On the mass distribution of the LIGO-Virgo-KAGRA events

TL;DR

This paper analyzes the mass distribution of black hole mergers detected by LIGO-Virgo-KAGRA, combining stellar-origin and primordial black hole models to better fit observed data and explore black hole formation scenarios.

Contribution

It introduces a method to derive the black hole mass distribution from GW data and demonstrates that a combined stellar and Gaussian distribution fits observations better.

Findings

Combined distribution fits LVK data more accurately.

Stellar and primordial black hole populations can explain observed mass distribution.

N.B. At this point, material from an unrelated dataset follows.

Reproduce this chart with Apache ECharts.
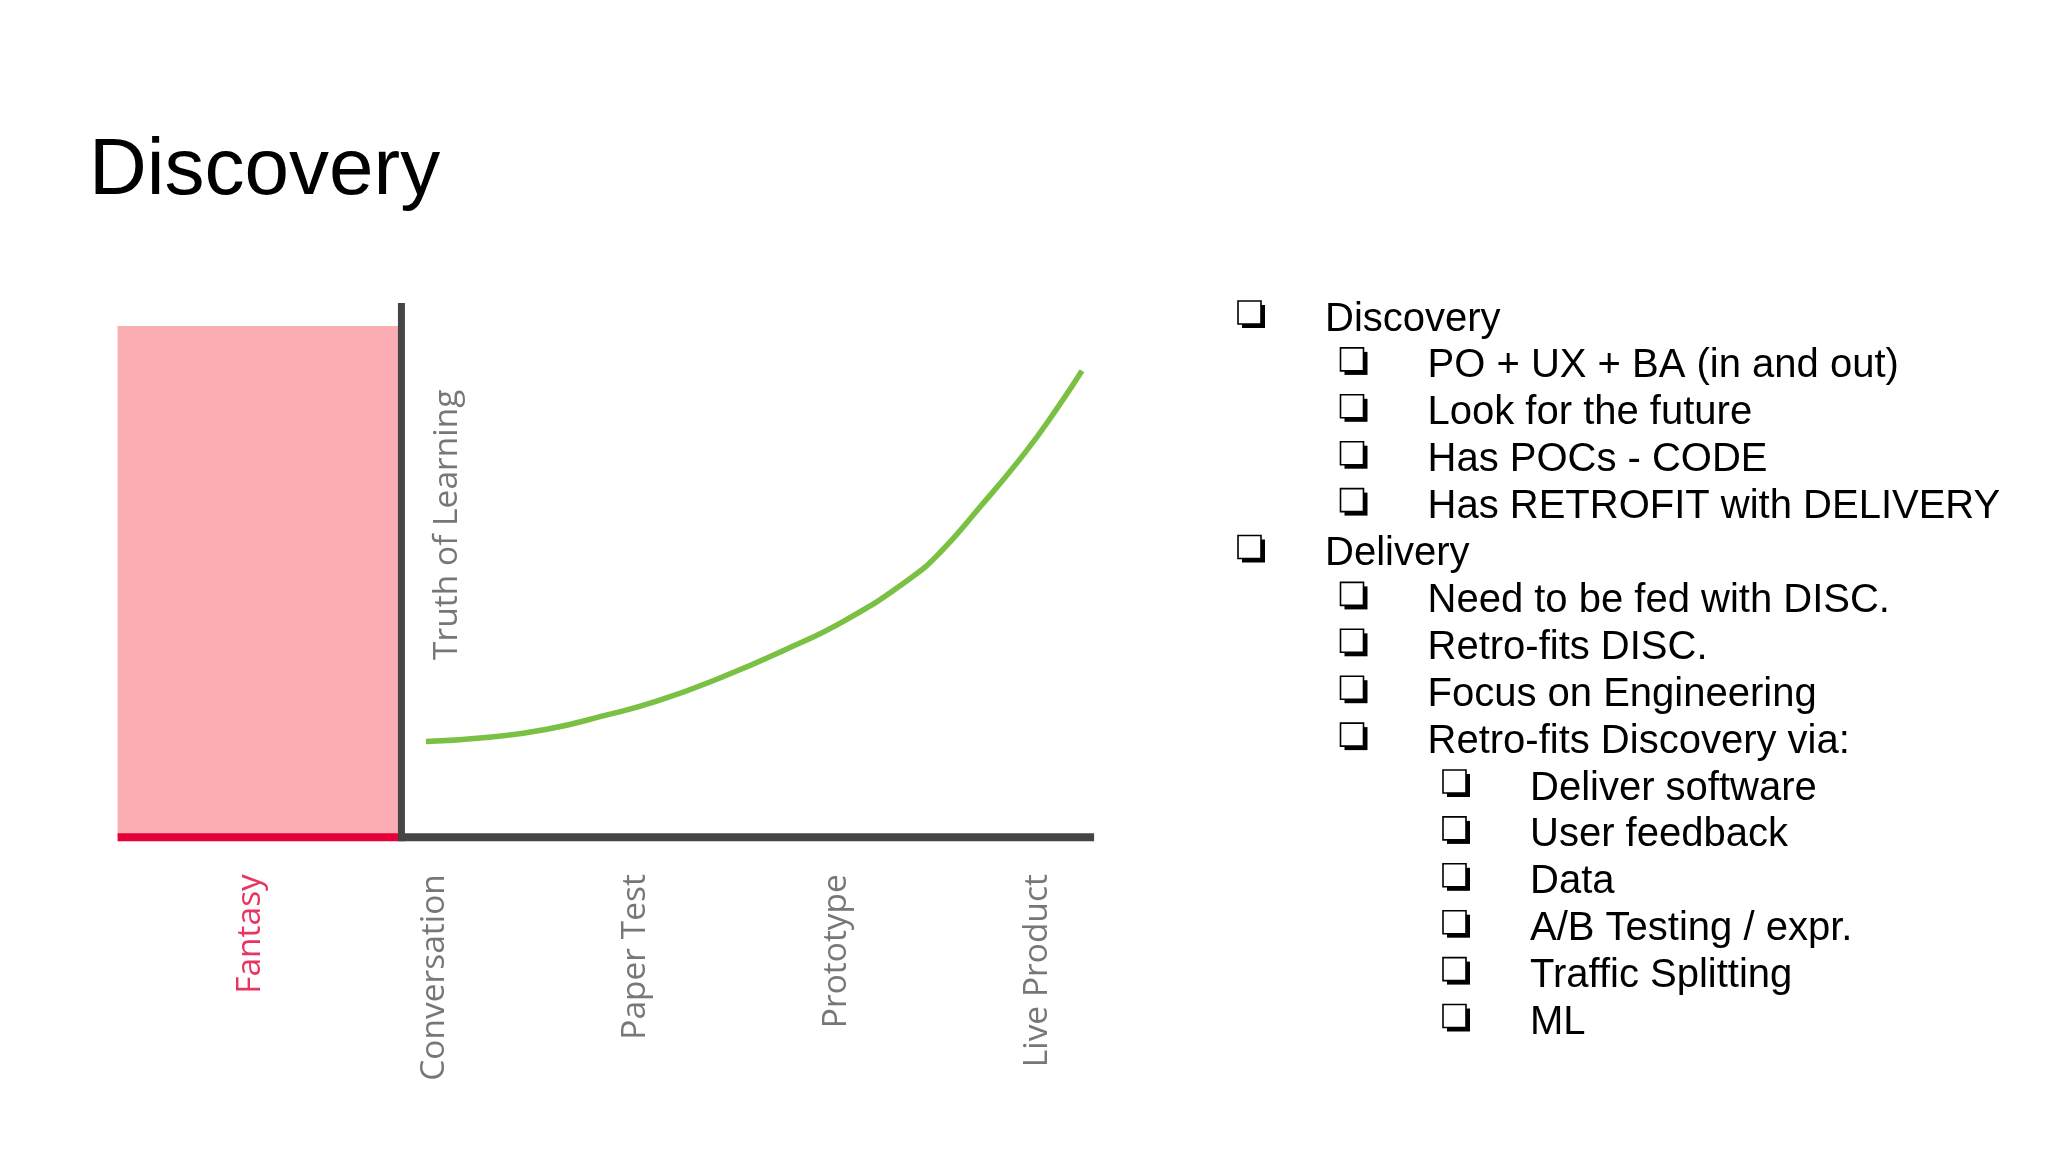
<!DOCTYPE html>
<html>
<head>
<meta charset="utf-8">
<title>Discovery</title>
<script src="https://cdn.jsdelivr.net/npm/echarts@6/dist/echarts.min.js"></script>
<style>
  html, body { margin: 0; padding: 0; background: #fff; }
  #main { width: 2048px; height: 1152px; }
</style>
</head>
<body>
<div id="main"></div>
<script>
// stages along the bottom (x in stage units, Conversation = 1)
const stages = ['Fantasy', 'Conversation', 'Paper Test', 'Prototype', 'Live Product']
const stageX = [0.09, 1, 2, 3, 4]
const stageColors = ['#e4003a', '#555555', '#555555', '#555555', '#555555']

// learning curve
const curveX = [0.96, 1.273, 1.561, 1.849, 2.118, 2.426, 2.739, 3.047, 3.36, 3.514, 3.712, 3.936, 4.09, 4.219]
const curveY = [17.9, 18.7, 20.2, 22.8, 25.6, 29.9, 35.0, 40.7, 48.3, 53.3, 61.8, 72.0, 80.0, 87.3]

const xMin = -0.572
const xMax = 4.279
const axisX = 0.838       // where the "truth" axis stands
const fantasyTop = 95.7   // height of the pink fantasy block
const yName = 'Truth of Learning'

// bullet list on the right
const bulletTexts = [
  'Discovery',
  'PO + UX + BA (in and out)',
  'Look for the future',
  'Has POCs - CODE',
  'Has RETROFIT with DELIVERY',
  'Delivery',
  'Need to be fed with DISC.',
  'Retro-fits DISC.',
  'Focus on Engineering',
  'Retro-fits Discovery via:',
  'Deliver software',
  'User feedback',
  'Data',
  'A/B Testing / expr.',
  'Traffic Splitting',
  'ML'
]
const bulletLevels = [0, 1, 1, 1, 1, 0, 1, 1, 1, 1, 2, 2, 2, 2, 2, 2]

const myChart = echarts.init(document.getElementById('main'))

const labelFont = { fontFamily: 'Open Sans', fontSize: 33.5 }

// shadowed box bullets + item text
const graphics = []
bulletTexts.forEach(function (t, i) {
  const lvl = bulletLevels[i]
  const y = 319.5 + i * 46.9
  const bx = 1238 + lvl * 102.5
  const by = y - 18.5
  graphics.push({
    type: 'rect',
    shape: { x: bx + 4, y: by + 4, width: 23, height: 23 },
    style: { fill: '#000' }
  })
  graphics.push({
    type: 'rect',
    shape: { x: bx, y: by, width: 23, height: 23 },
    style: { fill: '#fff', stroke: '#000', lineWidth: 1.6 }
  })
  graphics.push({
    type: 'text',
    x: 1325 + lvl * 102.5,
    y: y,
    style: { text: t, fontFamily: 'Liberation Sans', fontSize: 40, fill: '#000', verticalAlign: 'middle' }
  })
})

const option = {
  animation: false,
  backgroundColor: '#fff',
  title: {
    text: 'Discovery',
    left: 84,
    top: 127,
    textStyle: { fontFamily: 'Liberation Sans', fontSize: 80, fontWeight: 'normal', color: '#000' }
  },
  grid: { left: 117.6, top: 303, width: 976.5, height: 694.5 },
  xAxis: { type: 'value', min: xMin, max: xMax, show: false },
  yAxis: { type: 'value', min: -30, max: 100, show: false },
  graphic: graphics,
  series: [
    {
      name: 'fantasy',
      type: 'line',
      symbol: 'none',
      z: 3,
      lineStyle: { color: '#e6003a', width: 8, cap: 'butt' },
      data: [[xMin, 0], [axisX, 0]],
      markArea: {
        silent: true,
        itemStyle: { color: '#faaeb3', opacity: 1 },
        data: [[{ coord: [xMin, 0] }, { coord: [axisX, fantasyTop] }]]
      }
    },
    {
      name: 'base',
      type: 'line',
      symbol: 'none',
      z: 3,
      lineStyle: { color: '#454545', width: 8, cap: 'butt' },
      data: [[axisX, 0], [xMax, 0]]
    },
    {
      name: 'truth',
      type: 'line',
      symbol: 'none',
      z: 3,
      lineStyle: { color: '#454545', width: 7, cap: 'butt' },
      data: [[axisX, -0.75], [axisX, 100]]
    },
    {
      name: 'learning',
      type: 'line',
      symbol: 'none',
      smooth: 0.5,
      z: 4,
      lineStyle: { color: '#7ac143', width: 5.5 },
      data: curveX.map(function (x, i) { return [x, curveY[i]] })
    },
    {
      name: 'stages',
      type: 'scatter',
      symbolSize: 0,
      data: stageX.map(function (x, i) {
        return {
          value: [x, -6.9],
          label: { color: stageColors[i] }
        }
      }),
      label: Object.assign({
        show: true,
        position: 'inside',
        rotate: 90,
        align: 'right',
        verticalAlign: 'middle',
        formatter: function (p) { return stages[p.dataIndex] }
      }, labelFont)
    },
    {
      name: 'yname',
      type: 'scatter',
      symbolSize: 0,
      data: [[1.065, 83.8]],
      label: Object.assign({
        show: true,
        position: 'inside',
        rotate: 90,
        align: 'right',
        verticalAlign: 'middle',
        color: '#555555',
        formatter: yName
      }, labelFont)
    }
  ]
}

myChart.setOption(option)
</script>
</body>
</html>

Supports the presence of multiple black hole formation channels.

Abstract

The merging black hole binaries detected by the LIGO-Virgo-KAGRA (LVK) gravitational-wave observatories, may help us shed light on how such binaries form. In addition, these detections can help us probe the hypothesized primordial black holes, a candidate for the observed abundance of dark matter. In this work, we study the black-hole mass distribution obtained from the LVK binary black hole merger events. We obtain that distribution by first associating a skewed normal distribution to each event detected with a signal to noise ratio (SNR) $>$ 8 and then summing all such distributions. We also simulate black hole binaries from two separate populations of merging binaries. One of these is a stellar-origin population that follows a mass-distribution similar to the zero-age mass function of stars. The second population of black holes follows a Gaussian mass-distribution. Such a distribution could approximate a population of black hole binaries formed from earlier black hole mergers in dense stellar environments, or binaries of primordial black holes. For those populations, we evaluate the number of detectable events and fit their combination to the LVK observations. In our work, we rely on a wide range of stellar-origin black-hole mass distributions. We find that the observed LVK events can be fitted much better by the combination of such a stellar-origin mass distribution and a Gaussian distribution, than by the stellar-origin mass distribution alone.